Este modelo se caracterizó por una hábil integración en las cadenas globales de valor, aprovechando la arquitectura económica internacional liberal liderada por Estados Unidos y respaldada por los acuerdos de la Organización Mundial del Comercio (OMC).
China ejemplifica de manera extraordinaria la combinación de apertura selectiva con una firme dirección estatal. A través de zonas económicas especiales y estrategias ambiciosas como «Hecho en China 2025» y «Doble Circulación», ha buscado equilibrar su inserción en la economía global con un potente impulso de desarrollo interno.
No obstante, el gigante asiático enfrenta actualmente desafíos estructurales significativos: una peligrosa burbuja inmobiliaria, presiones deflacionarias y crecientes tensiones comerciales internacionales, particularmente intensificadas durante y después de la administración Trump.
El giro de Estados Unidos hacia políticas arancelarias restrictivas marca un punto de inflexión preocupante en el orden económico global. Los «tarifazos», muchas veces justificados como medidas «recíprocas» pero con efectos claramente proteccionistas, reflejan una regresión hacia modelos reminiscentes del ISI.
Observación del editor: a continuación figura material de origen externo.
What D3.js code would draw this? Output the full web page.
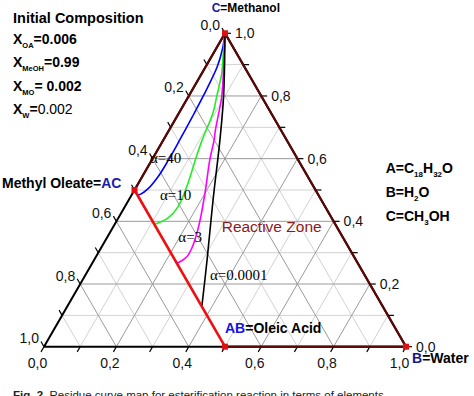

Con tasas arancelarias efectivas que alcanzan niveles no observados desde la Gran Depresión, Estados Unidos parece priorizar la defensa de su base industrial doméstica por encima de sus compromisos multilaterales históricos. Esta estrategia debilita sistemáticamente el orden comercial global y erosiona la función central de la OMC como árbitro del comercio internacional.
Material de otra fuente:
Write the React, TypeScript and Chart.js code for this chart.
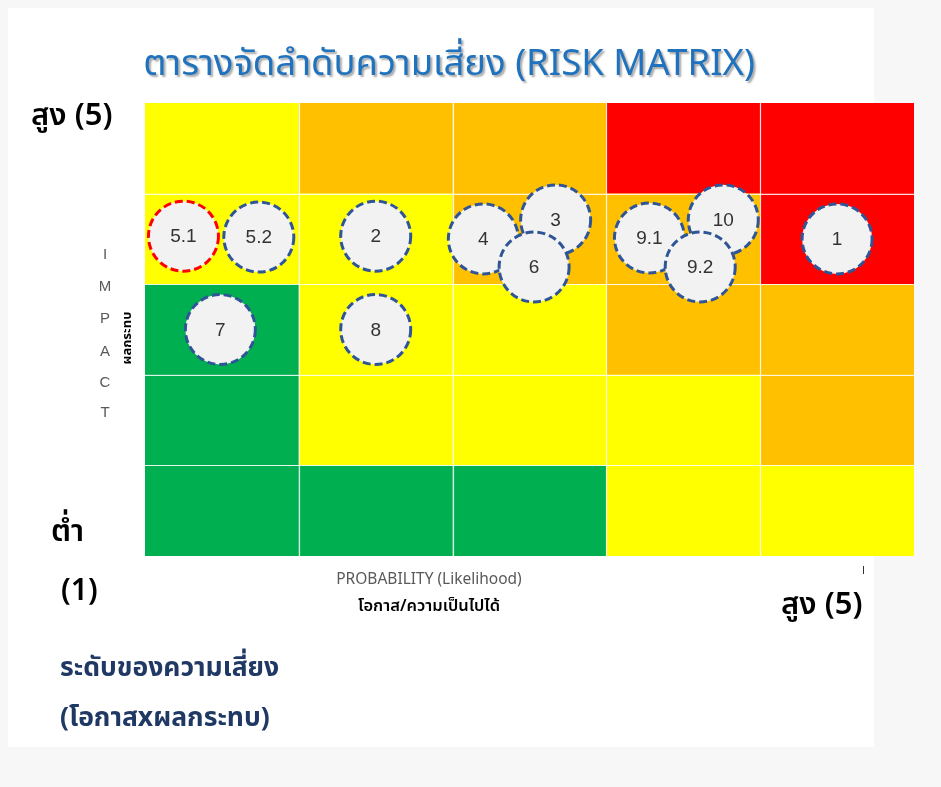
import React, { useEffect, useRef } from "react";
import { Chart, registerables } from "chart.js";

Chart.register(...registerables);

// ---- data ----
const probabilityLevels = [1, 2, 3, 4, 5];
const impactLevels = [5, 4, 3, 2, 1];
// rows: impact 5 (top) .. 1 (bottom); columns: probability 1..5
const cellLevels = [
  ["Y", "O", "O", "R", "R"],
  ["Y", "Y", "O", "O", "R"],
  ["G", "Y", "Y", "O", "O"],
  ["G", "Y", "Y", "Y", "O"],
  ["G", "G", "G", "Y", "Y"],
];
const riskIds = ["5.1", "5.2", "2", "3", "4", "6", "10", "9.1", "9.2", "1", "7", "8"];
const riskProbability = [0.25, 0.74, 1.5, 2.67, 2.2, 2.53, 3.76, 3.28, 3.61, 4.5, 0.49, 1.5];
const riskImpact = [3.53, 3.52, 3.53, 3.71, 3.5, 3.19, 3.71, 3.51, 3.19, 3.5, 2.5, 2.5];
const riskHighlighted = [true, false, false, false, false, false, false, false, false, false, false, false];

const levelColors: Record<string, string> = {
  G: "#00B050",
  Y: "#FFFF00",
  O: "#FFC000",
  R: "#FF0000",
};

const THAI = "'Noto Sans Thai','Noto Sans Thai UI','Leelawadee UI','Tahoma','Liberation Sans','DejaVu Sans',sans-serif";

const matrixPlugin = {
  id: "matrixPlugin",
  beforeDraw(chart: any) {
    const { ctx, scales } = chart;
    const xs = scales.x;
    const ys = scales.y;
    ctx.save();
    impactLevels.forEach((imp, r) => {
      probabilityLevels.forEach((p, c) => {
        const x0 = xs.getPixelForValue(p - 1);
        const x1 = xs.getPixelForValue(p);
        const y0 = ys.getPixelForValue(imp);
        const y1 = ys.getPixelForValue(imp - 1);
        ctx.fillStyle = levelColors[cellLevels[r][c]];
        ctx.fillRect(x0, y0, x1 - x0, y1 - y0);
      });
    });
    ctx.strokeStyle = "rgba(255,255,255,0.85)";
    ctx.lineWidth = 1.2;
    const left = xs.getPixelForValue(0);
    const right = xs.getPixelForValue(5);
    const top = ys.getPixelForValue(5);
    const bottom = ys.getPixelForValue(0);
    for (let i = 1; i < 5; i++) {
      const px = Math.round(xs.getPixelForValue(i)) + 0.5;
      ctx.beginPath();
      ctx.moveTo(px, top);
      ctx.lineTo(px, bottom);
      ctx.stroke();
      const py = Math.round(ys.getPixelForValue(i)) + 0.5;
      ctx.beginPath();
      ctx.moveTo(left, py);
      ctx.lineTo(right, py);
      ctx.stroke();
    }
    ctx.restore();
  },
  afterDatasetsDraw(chart: any) {
    const { ctx } = chart;
    const meta = chart.getDatasetMeta(0);
    ctx.save();
    meta.data.forEach((el: any, i: number) => {
      const r = 35;
      ctx.beginPath();
      ctx.arc(el.x, el.y, r, 0, Math.PI * 2);
      ctx.fillStyle = "#F2F2F2";
      ctx.fill();
      ctx.setLineDash([8, 4]);
      ctx.lineWidth = 3;
      ctx.strokeStyle = riskHighlighted[i] ? "#FF0000" : "#2F5597";
      ctx.stroke();
      ctx.setLineDash([]);
      ctx.fillStyle = "#333333";
      ctx.font = "19px 'Liberation Sans', Arial, sans-serif";
      ctx.textAlign = "center";
      ctx.textBaseline = "middle";
      ctx.fillText(riskIds[i], el.x, el.y + 1);
    });
    ctx.restore();
  },
};

function RiskChart() {
  const ref = useRef<HTMLCanvasElement | null>(null);
  useEffect(() => {
    if (!ref.current) return;
    const chart = new Chart(ref.current, {
      type: "scatter",
      data: {
        datasets: [
          {
            label: "risks",
            data: riskIds.map((_, i) => ({ x: riskProbability[i], y: riskImpact[i] })),
            pointRadius: 0,
            pointHoverRadius: 0,
          },
        ],
      },
      options: {
        animation: false,
        responsive: false,
        events: [],
        layout: { padding: { left: 145, top: 103, right: 27, bottom: 231 } },
        plugins: { legend: { display: false }, tooltip: { enabled: false } },
        scales: {
          x: { type: "linear", min: 0, max: 5, display: false },
          y: { type: "linear", min: 0, max: 5, display: false },
        },
      },
      plugins: [matrixPlugin],
    });
    return () => chart.destroy();
  }, []);
  return <canvas ref={ref} width={941} height={787} style={{ position: "absolute", left: 0, top: 0 }} />;
}

const abs = (extra: React.CSSProperties): React.CSSProperties => ({
  position: "absolute",
  whiteSpace: "nowrap",
  lineHeight: 1,
  fontFamily: THAI,
  ...extra,
});

export default function App() {
  const impactLetters = ["I", "M", "P", "A", "C", "T"];
  const impactTops = [246, 278, 310, 343, 374, 404];
  return (
    <div style={{ position: "absolute", left: 0, top: 0, width: 941, height: 787, background: "#F7F7F7", overflow: "hidden" }}>
      <div style={{ position: "absolute", left: 8, top: 8, width: 866, height: 739, background: "#FFFFFF" }} />
      <RiskChart />
      <div style={{ position: "absolute", left: 863, top: 566, width: 1, height: 8, background: "#333" }} />
      <div
        style={abs({
          left: 138,
          top: 46,
          width: 622,
          textAlign: "center",
          fontSize: 36.5,
          color: "#1F72BD",
          textShadow: "2px 2px 2px rgba(0,0,0,0.35)",
        })}
      >
        ตารางจัดลำดับความเสี่ยง (RISK MATRIX)
      </div>
      <div style={abs({ left: 31, top: 100, fontSize: 31, color: "#000", fontWeight: 600 })}>สูง (5)</div>
      <div style={abs({ left: 51, top: 516, fontSize: 31, color: "#000", fontWeight: 600 })}>ต่ำ</div>
      <div style={abs({ left: 61, top: 576, fontSize: 30, color: "#000", fontWeight: 600 })}>(1)</div>
      <div style={abs({ left: 781, top: 589, fontSize: 31, color: "#000", fontWeight: 600 })}>สูง (5)</div>
      {impactLetters.map((l, i) => (
        <div key={l + i} style={abs({ left: 97, width: 16, textAlign: "center", top: impactTops[i], fontSize: 15, color: "#595959", fontFamily: "'Liberation Sans', Arial, sans-serif" })}>
          {l}
        </div>
      ))}
      <div
        style={abs({
          left: 127,
          top: 338,
          fontSize: 13,
          fontWeight: 700,
          color: "#000",
          transform: "translate(-50%, -50%) rotate(-90deg)",
        })}
      >
        ผลกระทบ
      </div>
      <div style={abs({ left: 325, top: 572, width: 208, textAlign: "center", fontSize: 15.5, color: "#595959", letterSpacing: 0 })}>
        PROBABILITY (Likelihood)
      </div>
      <div style={abs({ left: 325, top: 598, width: 208, textAlign: "center", fontSize: 16.5, color: "#000", fontWeight: 600 })}>
        โอกาส/ความเป็นไปได้
      </div>
      <div style={abs({ left: 60, top: 655, fontSize: 26.5, color: "#1F3864", fontWeight: 700 })}>ระดับของความเสี่ยง</div>
      <div style={abs({ left: 60, top: 705, fontSize: 26.5, color: "#1F3864", fontWeight: 700 })}>(โอกาสxผลกระทบ)</div>
    </div>
  );
}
Este contexto plantea interrogantes fundamentales sobre el futuro del sistema global de comercio. Aunque el panorama actual es desafiante, existe la esperanza de que los miembros de la OMC puedan articular reformas estructurales profundas que revitalicen y preserven este espacio crucial de gobernanza global, incluso operando sin la cooperación plena de Estados Unidos.
La política industrial, lejos de constituir un vestigio del pasado, se revela como un instrumento vital y constantemente renovado para dar forma al capitalismo contemporáneo. En un mundo cada vez más fragmentado y turbulento, su capacidad para moldear las relaciones comerciales internacionales y responder a desafíos geopolíticos la convierte en una herramienta indispensable para navegar las complejidades del siglo XXI.
La tensión entre la cooperación multilateral y la protección de intereses nacionales seguirá definiendo el debate económico global, pero una cosa es clara: la política industrial ha vuelto para quedarse, y su evolución determinará en gran medida el futuro del orden económico mundial.